After receiving a number of positive replies, I ended up going with the person who showed the most genuine interest and excitement in me and my project. That supervisor then helped to find a second supervisor who was complementary. These two individuals have been wonderful for me. I have no dramatic personal stories of supervisory angst or neglect. My supervisors have provided me with a thoughtful combination of encouragement and critique, comfort and discomfort. They have allowed me to walk my own path and shape my research into something in which I believe. When I have suggested left-of-field ideas they have provided challenge, but also the space for me to argue my case and provide a rationale that will stand up to the academy, and then cheered as I carved out my space as a researcher.

Amber Davis has recently penned some good tips for being supervised.

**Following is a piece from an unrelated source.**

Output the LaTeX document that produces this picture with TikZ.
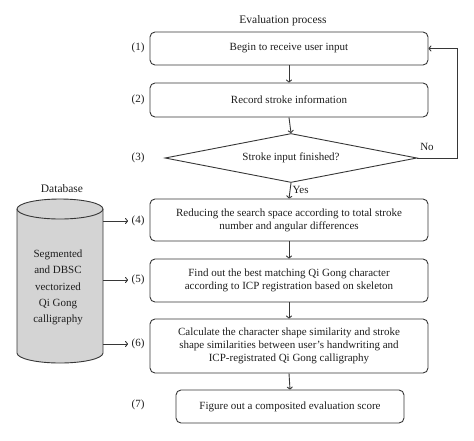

I agree with her that supervisors are very busy academics, often under many pressures. As a PhD candidate I see the responsibility for managing my project as up to me. They help me through it as advisors, mentors and colleagues (there is a point in the PhD when supervision starts to feel more like a peer-to-peer process), but I need to have ownership and drive my own study as researcher.

My experience of supervision at a local university is that the face-to-face meetings have been an important aspect of my PhD experience and have often propelled me forward. While we have used Skype, Google Docs, Dropbox and email to supplement face to face interaction, I am glad I chose to be supervised at a university in my own city, as the person-to-person interaction has borne the most powerful feedback and progress.

Choose your path

So I chose to study a PhD via a big book thesis at a local university. Mine is one set of choices and experiences. I would love to hear other stories and other perspectives.

Good luck with your doctoral travels, however they may begin and wherever they may lead you!